How to prepare custom training data for Donut (Document Understanding Transformer)?

I want to train Hugging Face's Donut (Document Understanding Transformer) but I need help in creating the training data.

Donut github: https://github.com/clovaai/donut

Donut official documentation: https://huggingface.co/docs/transformers/main/en/model_doc/donut

If anybody has already created and trained the model, kindly help.

Solution

Understanding how to label the training data was a bit confusing in the beginning but after reading this, it became clear.

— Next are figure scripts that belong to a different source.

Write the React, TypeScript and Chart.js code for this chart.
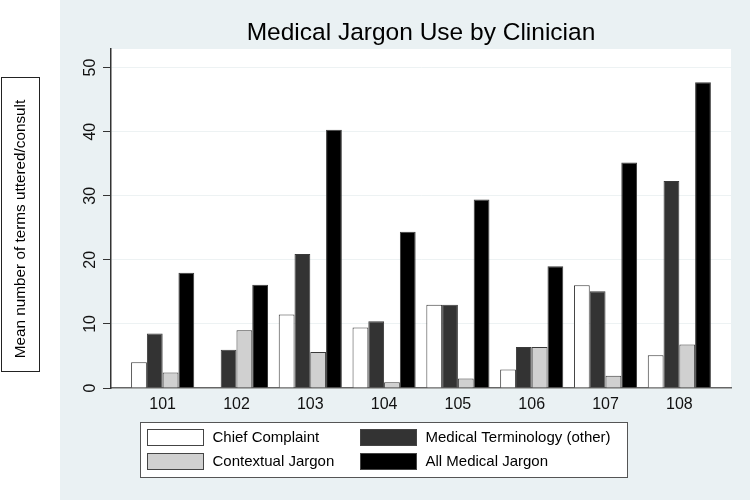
import React, { useEffect, useRef } from 'react';
import { Chart, registerables } from 'chart.js';

Chart.register(...registerables);

const clinicians = [101, 102, 103, 104, 105, 106, 107, 108];
const clinicianLabels = ['101', '102', '103', '104', '105', '106', '107', '108'];
const chiefComplaint = [4.0, 0, 11.45, 9.45, 13.0, 2.9, 16.05, 5.1];
const medicalTerminology = [8.5, 5.95, 20.9, 10.4, 13.0, 6.4, 15.1, 32.3];
const contextualJargon = [2.4, 9.0, 5.6, 0.9, 1.5, 6.4, 1.9, 6.8];
const allMedicalJargon = [18.0, 16.1, 40.3, 24.4, 29.4, 19.0, 35.2, 47.7];
const yTicks = [0, 10, 20, 30, 40, 50];
const seriesNames = ['Chief Complaint', 'Medical Terminology (other)', 'Contextual Jargon', 'All Medical Jargon'];
const seriesColors = ['#FFFFFF', '#333333', '#D0D0D0', '#000000'];
const titleText = 'Medical Jargon Use by Clinician';
const yAxisTitle = 'Mean number of terms uttered/consult';

const FONT = '"Liberation Sans", Arial, sans-serif';
const PANEL = '#EAF1F3';

export default function App() {
  const ref = useRef<HTMLCanvasElement>(null);

  useEffect(() => {
    const canvas = ref.current;
    if (!canvas) return;
    const series = [chiefComplaint, medicalTerminology, contextualJargon, allMedicalJargon];

    const decor = {
      id: 'decor',
      beforeDraw(chart: any) {
        const { ctx, chartArea } = chart;
        ctx.save();
        ctx.fillStyle = '#FFFFFF';
        ctx.fillRect(0, 0, chart.width, chart.height);
        ctx.fillStyle = PANEL;
        ctx.fillRect(60, 0, chart.width - 60, 500);
        ctx.fillStyle = '#FFFFFF';
        ctx.fillRect(chartArea.left, chartArea.top, chartArea.right - chartArea.left, chartArea.bottom - chartArea.top);
        ctx.restore();
      },
      afterDraw(chart: any) {
        const { ctx, chartArea } = chart;
        const yScale = chart.scales.y;
        ctx.save();
        // title
        ctx.fillStyle = '#000';
        ctx.font = `24.5px ${FONT}`;
        ctx.textAlign = 'center';
        ctx.textBaseline = 'middle';
        ctx.fillText(titleText, (chartArea.left + chartArea.right) / 2, 33);

        // y tick labels (rotated)
        ctx.font = `16px ${FONT}`;
        ctx.fillStyle = '#111';
        yTicks.forEach((v) => {
          const y = yScale.getPixelForValue(v);
          ctx.save();
          ctx.translate(91, y);
          ctx.rotate(-Math.PI / 2);
          ctx.textAlign = 'center';
          ctx.textBaseline = 'middle';
          ctx.fillText(String(v), 0, 0);
          ctx.restore();
        });

        // y axis title box
        ctx.fillStyle = '#FFFFFF';
        ctx.fillRect(1.5, 77.5, 38, 294);
        ctx.strokeStyle = '#222';
        ctx.lineWidth = 1;
        ctx.strokeRect(1.5, 77.5, 38, 294);
        ctx.save();
        ctx.translate(21, 229);
        ctx.rotate(-Math.PI / 2);
        ctx.fillStyle = '#000';
        ctx.font = `15.3px ${FONT}`;
        ctx.textAlign = 'center';
        ctx.textBaseline = 'middle';
        ctx.fillText(yAxisTitle, 0, 0);
        ctx.restore();

        // legend
        ctx.fillStyle = '#FFFFFF';
        ctx.fillRect(140.5, 422.5, 487, 55);
        ctx.strokeStyle = '#555';
        ctx.strokeRect(140.5, 422.5, 487, 55);
        ctx.font = `15px ${FONT}`;
        ctx.textAlign = 'left';
        ctx.textBaseline = 'middle';
        seriesNames.forEach((name, i) => {
          const col = i % 2;
          const row = Math.floor(i / 2);
          const sx = col === 0 ? 147.5 : 360.5;
          const sy = row === 0 ? 429.5 : 453.5;
          ctx.fillStyle = seriesColors[i];
          ctx.fillRect(sx, sy, 56, 16);
          ctx.strokeStyle = '#444';
          ctx.strokeRect(sx, sy, 56, 16);
          ctx.fillStyle = '#000';
          ctx.fillText(name, sx + 65, sy + 8.5);
        });
        ctx.restore();
      },
    };

    const chart = new Chart(canvas, {
      type: 'bar',
      data: {
        datasets: series.map((vals, i) => ({
          label: seriesNames[i],
          data: clinicians.map((c, j) => ({ x: c, y: vals[j] })),
          backgroundColor: seriesColors[i],
          borderColor: '#3a3a3a',
          borderWidth: 1,
          barPercentage: 1,
          categoryPercentage: 0.855,
        })),
      },
      options: {
        animation: false,
        responsive: false,
        events: [],
        layout: { padding: { left: 0, right: 19, top: 49, bottom: 84 } },
        plugins: { legend: { display: false }, title: { display: false }, tooltip: { enabled: false } },
        scales: {
          x: {
            type: 'linear',
            min: 100.3,
            max: 108.7,
            offset: false,
            grid: { display: false, drawTicks: false },
            border: { display: true, color: '#666', width: 1.5 },
            afterBuildTicks: (axis: any) => {
              axis.ticks = clinicians.map((v) => ({ value: v }));
            },
            afterFit: (scale: any) => {
              scale.height = 30;
            },
            ticks: {
              autoSkip: false,
              maxRotation: 0,
              padding: 7,
              color: '#111',
              font: { size: 16, family: FONT },
              callback: (value: any) => {
                const idx = clinicians.indexOf(Number(value));
                return idx >= 0 ? clinicianLabels[idx] : '';
              },
            },
          },
          y: {
            type: 'linear',
            min: 0,
            max: 52.9,
            afterBuildTicks: (axis: any) => {
              axis.ticks = yTicks.map((v) => ({ value: v }));
            },
            afterFit: (scale: any) => {
              scale.width = 111;
            },
            grid: { color: '#EDF2F3', lineWidth: 1, drawTicks: true, tickLength: 8, tickColor: '#333', tickWidth: 1 },
            border: { display: true, color: '#333', width: 1.5 },
            ticks: { display: false },
          },
        },
      },
      plugins: [decor],
    });
    return () => chart.destroy();
  }, []);

  return (
    <div style={{ position: 'absolute', left: 0, top: 0, width: 750, height: 502 }}>
      <canvas ref={ref} width={750} height={502} style={{ display: 'block' }} />
    </div>
  );
}
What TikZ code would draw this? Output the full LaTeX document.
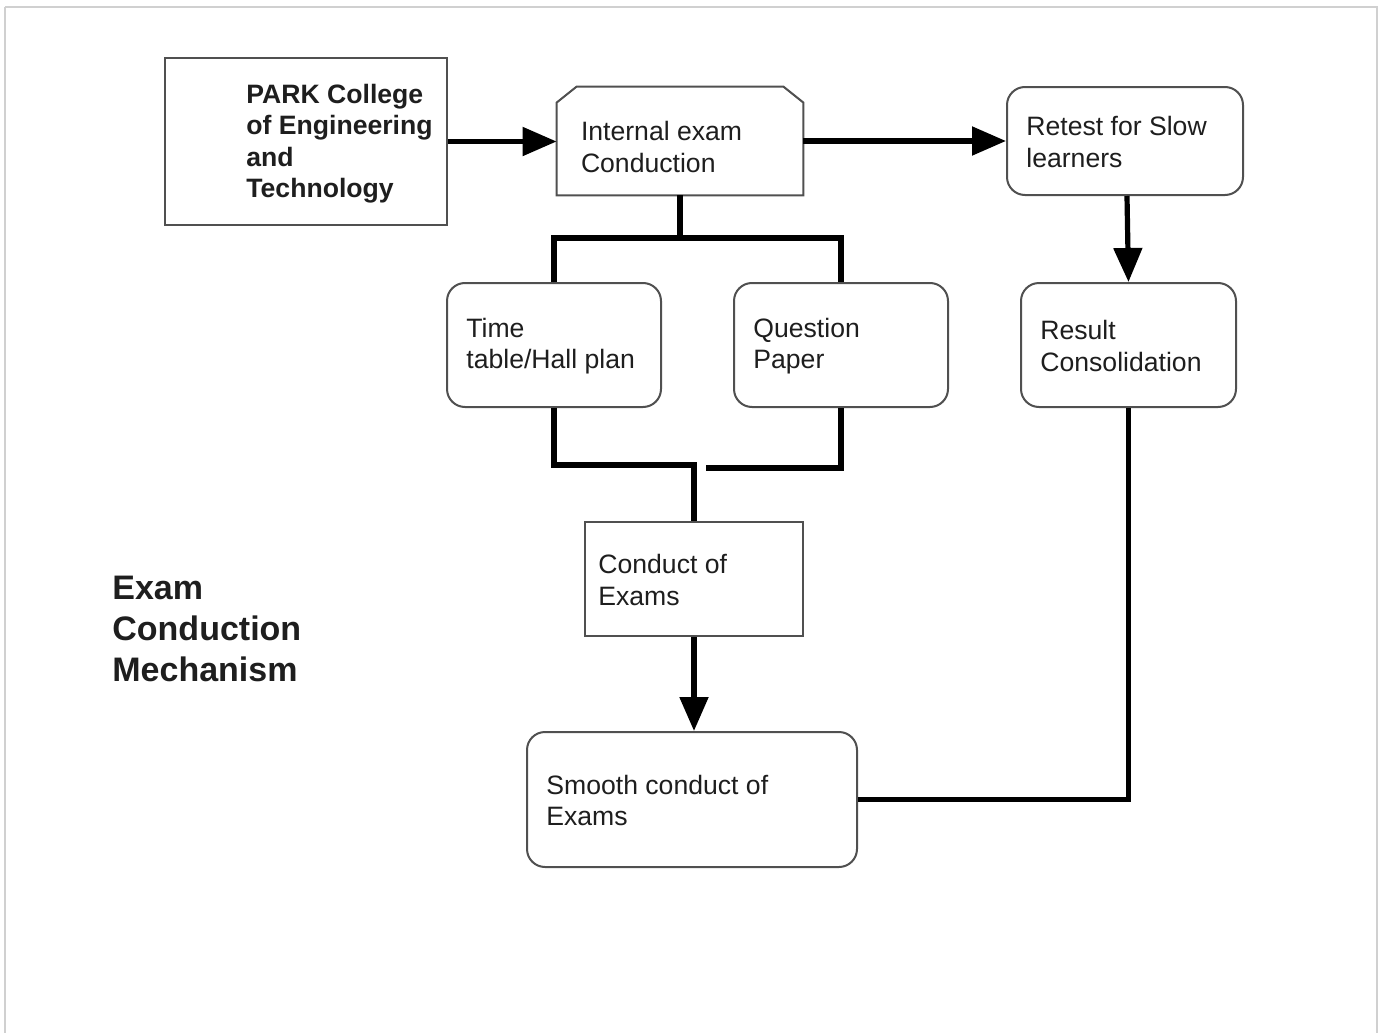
\documentclass[tikz,border=0pt]{standalone}
\usepackage{fontspec}
\setmainfont{Liberation Sans}
\usetikzlibrary{arrows.meta,calc}
\definecolor{boxline}{HTML}{505050}
\definecolor{txtcol}{HTML}{1E1E1E}
\definecolor{framecol}{HTML}{D0D0D0}
\tikzset{
  sqbox/.style={draw=boxline, line width=1pt, fill=white, inner sep=0pt},
  rbox/.style={sqbox, rounded corners=9pt},
  hidden/.style={draw=none, inner sep=0pt},
  lbl/.style={anchor=west, inner sep=0pt, align=left, text=txtcol,
    font=\fontsize{13.3pt}{15.6pt}\selectfont},
  conn/.style={line width=2.6pt, black},
  arr/.style={conn, -{Triangle[length=17pt,width=14pt]}},
}
\begin{document}
\begin{tikzpicture}[x=0.5pt,y=-0.5pt]
\useasboundingbox (0,0) rectangle (1383,1033);
\fill[white] (0,0) rectangle (1383,1033);
\draw[framecol, line width=0.8pt] (5,7) -- (1377,7) -- (1377,1045);
\draw[framecol, line width=0.8pt] (5,7) -- (5,1045);

% boxes
\node[sqbox, minimum width=141pt, minimum height=83.5pt] (park) at (306,141.5) {};
\node[hidden, minimum width=123pt, minimum height=54pt] (int) at (680,141) {};
\draw[boxline, line width=1pt, fill=white]
  (int.south west) -- ([yshift=-8pt]int.north west) -- ([xshift=10pt]int.north west)
  -- ([xshift=-10pt]int.north east) -- ([yshift=-8pt]int.north east) -- (int.south east) -- cycle;
\node[rbox, minimum width=118pt, minimum height=54pt] (ret) at (1125,141) {};
\node[rbox, minimum width=107pt, minimum height=62pt] (tt) at (554,345) {};
\node[rbox, minimum width=107pt, minimum height=62pt] (qp) at (841,345) {};
\node[rbox, minimum width=107.5pt, minimum height=62pt] (res) at (1128.5,345) {};
\node[sqbox, minimum width=109pt, minimum height=57pt] (cond) at (694,579) {};
\node[rbox, minimum width=165pt, minimum height=67.5pt] (smooth) at (692,799.5) {};

% texts
\node[lbl, font=\bfseries\fontsize{13.3pt}{15.7pt}\selectfont] (parkt) at ([xshift=41pt,yshift=-1pt]park.west)
  {PARK College\\of Engineering\\and\\Technology};
\node[lbl] (intt) at ([xshift=12pt,yshift=-3pt]int.west) {Internal exam\\Conduction};
\node[lbl] (rett) at ([xshift=10pt,yshift=-0.5pt]ret.west) {Retest for Slow\\learners};
\node[lbl] (ttt) at ([xshift=10pt,yshift=-0.5pt]tt.west) {Time\\table/Hall plan};
\node[lbl] (qpt) at ([xshift=10pt,yshift=-0.5pt]qp.west) {Question\\Paper};
\node[lbl] (rest) at ([xshift=10pt,yshift=-0.5pt]res.west) {Result\\Consolidation};
\node[lbl] (condt) at ([xshift=7pt,yshift=-0.5pt]cond.west) {Conduct of\\Exams};
\node[lbl] (smootht) at ([xshift=10pt,yshift=-0.5pt]smooth.west) {Smooth conduct of\\Exams};
\node[lbl, font=\bfseries\fontsize{17pt}{20.5pt}\selectfont] (title) at (112,629)
  {Exam\\Conduction\\Mechanism};

% connectors
\coordinate (split) at (680,238);
\coordinate (mergeL) at (694,465);
\coordinate (mergeR) at (706,468);
\draw[arr] (park.east) -- (park.east -| int.west);
\draw[arr] (int.east) -- (ret.west);
\draw[conn] (int.south) -- (split) -| (tt.north);
\draw[conn] (split) -| (qp.north);
\draw[conn] (tt.south) |- (mergeL) -- (mergeL |- cond.north);
\draw[conn] (qp.south) |- (mergeR);
\draw[arr] (cond.south) -- (cond.south |- smooth.north);
\draw[arr] ([xshift=1pt]ret.south) -- (res.north);
\draw[conn] (res.south) |- (smooth.east);
\end{tikzpicture}
\end{document}
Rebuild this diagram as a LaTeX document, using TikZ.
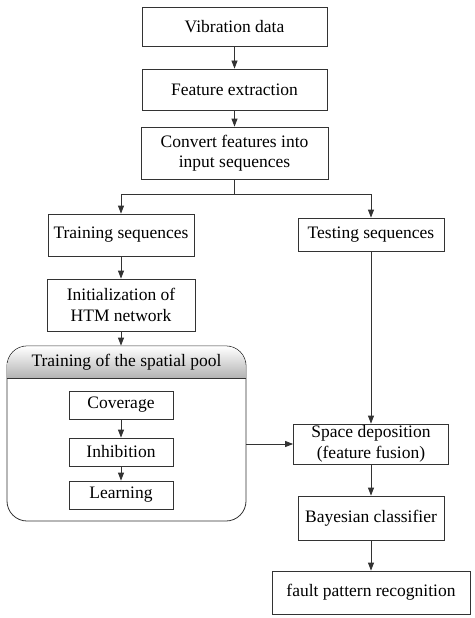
\documentclass[tikz,border=0pt]{standalone}
\usepackage{fontspec}
\setmainfont{Liberation Serif}
\usetikzlibrary{arrows.meta}

\begin{document}
\begin{tikzpicture}[x=1pt,y=1pt,
  every node/.style={font=\fontsize{17.5}{20.5}\selectfont,align=center,inner sep=0pt},
  stepbox/.style={draw=black!80,line width=0.8pt,minimum width=#1},
  arr/.style={-{Triangle[length=8pt,width=6pt]},draw=black!80,line width=0.8pt},
  link/.style={draw=black!80,line width=0.8pt},]

  \useasboundingbox (0,0) rectangle (474,-618);

  % data preparation
  \node[stepbox=185,minimum height=39] (vib) at (234.5,-26.5) {Vibration data};
  \node[stepbox=185,minimum height=41] (feat) at (234.5,-89.5) {Feature extraction};
  \node[stepbox=187,minimum height=52] (conv) at (234.5,-153) {Convert features into\\input sequences};
  \coordinate (split) at (234.5,-194);

  % training branch
  \node[stepbox=146,minimum height=42] (train) at (121,-235) {Training sequences};
  \node[stepbox=148,minimum height=52] (init) at (121,-305) {Initialization of\\HTM network};

  % spatial pool
  \node[draw=black!80,line width=0.8pt,rounded corners=20pt,
    minimum width=239,minimum height=175] (pool) at (126.5,-433.5) {};
  \shade[top color=white,bottom color=black!30] (7.4,-378) -- (7.4,-366)
    arc[start angle=180,end angle=90,radius=19.6] -- (226,-346.4)
    arc[start angle=90,end angle=0,radius=19.6] -- (245.6,-378) -- cycle;
  \draw[link] (pool.west |- 0,-378) -- (pool.east |- 0,-378);
  \node[] (head) at (126.5,-362) {Training of the spatial pool};
  \node[stepbox=104,minimum height=28] (cov) at (121,-405) {Coverage};
  \node[stepbox=104,minimum height=28] (inh) at (121,-452) {Inhibition};
  \node[stepbox=104,minimum height=28] (learn) at (121,-495) {Learning};

  % testing branch
  \node[stepbox=146,minimum height=33] (test) at (371,-234.5) {Testing sequences};
  \node[stepbox=155,minimum height=40] (space) at (371,-444) {Space deposition\\(feature fusion)};
  \node[stepbox=146,minimum height=44] (bayes) at (371,-518) {Bayesian classifier};
  \node[stepbox=198,minimum height=43] (fault) at (371,-592.5) {fault pattern recognition};

  % connectors
  \draw[arr] (vib) -- (feat);
  \draw[arr] (feat) -- (conv);
  \draw[link] (conv) -- (split);
  \draw[arr] (split) -| (train);
  \draw[arr] (split) -| (test);
  \draw[arr] (train) -- (init);
  \draw[arr] (init.south) -- (init.south |- pool.north);
  \draw[arr] (cov) -- (inh);
  \draw[arr] (inh) -- (learn);
  \draw[arr] (test) -- (space);
  \draw[arr] (pool.east |- space.west) -- (space.west);
  \draw[arr] (space) -- (bayes);
  \draw[arr] (bayes) -- (fault);

\end{tikzpicture}
\end{document}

Donut treats all tasks as JSON prediction problems. Ensure that your dataset follow this structure:

dataset_name
├── test
│   ├── metadata.jsonl
│   ├── {image_path0}
│   ├── {image_path1}
│             .
│             .
├── train
│   ├── metadata.jsonl
│   ├── {image_path0}
│   ├── {image_path1}
│             .
│             .
└── validation
    ├── metadata.jsonl
    ├── {image_path0}
    ├── {image_path1}
              .
              .

For Document Information Extraction, each line in metadata.jsonl should look like this:

{"file_name": {image_path0}, "ground_truth": "{\"gt_parse\": {ground_truth_parse}, ... {other_metadata_not_used} ... }"}
{"file_name": {image_path1}, "ground_truth": "{\"gt_parse\": {ground_truth_parse}, ... {other_metadata_not_used} ... }"}

The model ignores other metadata and focuses on the gt_parse or gt_parses field to predict the JSON task.

For other tasks like Document Visual Question Answering, refer to the GitHub link.